The discussions will therefore ask:

  • What is the current reputation/image of
  • Africa as a whole, each of its five regions, and of select influencer countries?
  • How does such an image /reputation
  • influence attitudes in Africa and across the world?
  • What are the key drivers/ influencers of such an image/reputation?
  • What must be done to augment/enhance the positive aspects and to progressively eliminate the negative ones?
  • What recommendations will be made for policy makers and other leaders in politics, corporate/business, civil society, media, etc. to get them to understand their respective roles and, eventually, get them to play their part in generating, through their conduct, a progressively positive image of Africa, on the whole, and render it more attractive and hospitable for key skills (including those of expatriate Africans across the globe), (business) tourists, investors, global corporations, multilateral organisations, etc.?


This annual event would not have come as far as it has without the support of partners in business, government, civil society, academia, local and international sector and professional bodies, media, and other sectors of society.

The Africa Brand Summit is more than just an annual talk shop.

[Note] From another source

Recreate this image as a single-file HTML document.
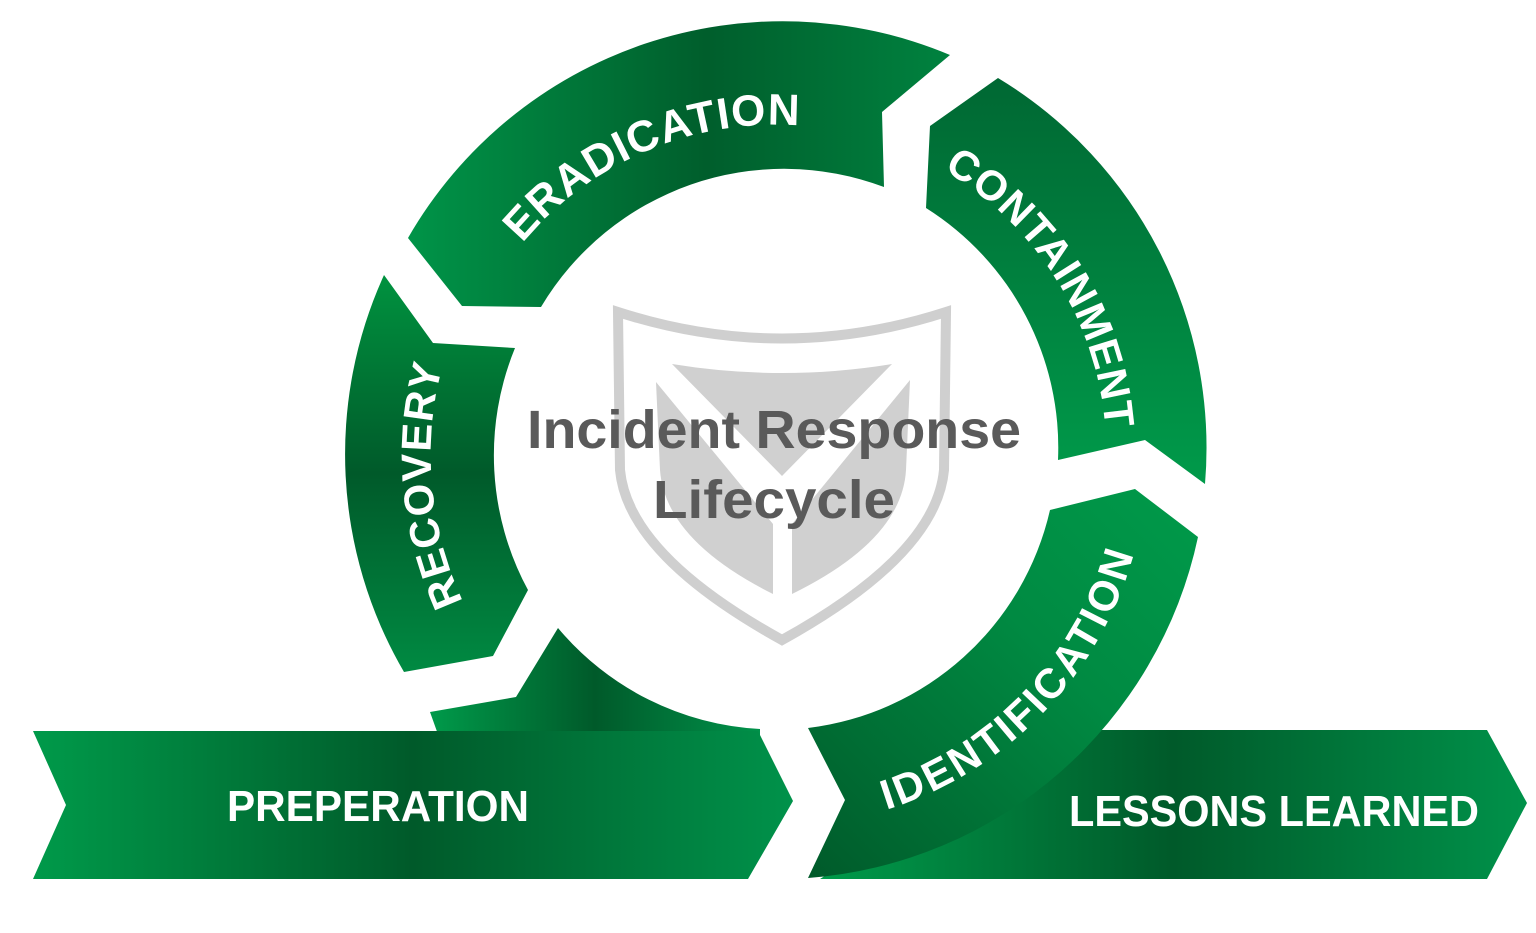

It has already been cited on several occasions as a body urging government in South Africa to begin speaking in one voice and come up with clear political and economic policies. It will continue to reach out to African policy influencers and legislators in order to positively engage them with a view to influencing their policy decisions for the benefit of Africa.

 The bias of the summit’s programmatic content will always start at local level, with its successive host countries, followed by their regions, then the whole continent. For global benchmarking, speakers and panellists will come from across the globe.

Reliable, tested scientific research will always be at the core of our deliberations.

Our sponsoring partners will always benefit from opportunities for brand exposure, networking with key decision makers in their and other related fields, as well as opportunities to influence policy decision-making through the platforms created by the summit.

The speaker list is star-studded, featuring a diverse range of local and international experts who have materially influenced the reputation of admired nations and private sector brands. These include Prof Patrick Loch Otieno Lumumba, Prof Thuli Madonsela of Stellenbosch University; Sisa Ntshona, the CEO of SA Tourism; and Busisiwe Mavuso, CEO of Business Leadership South Africa.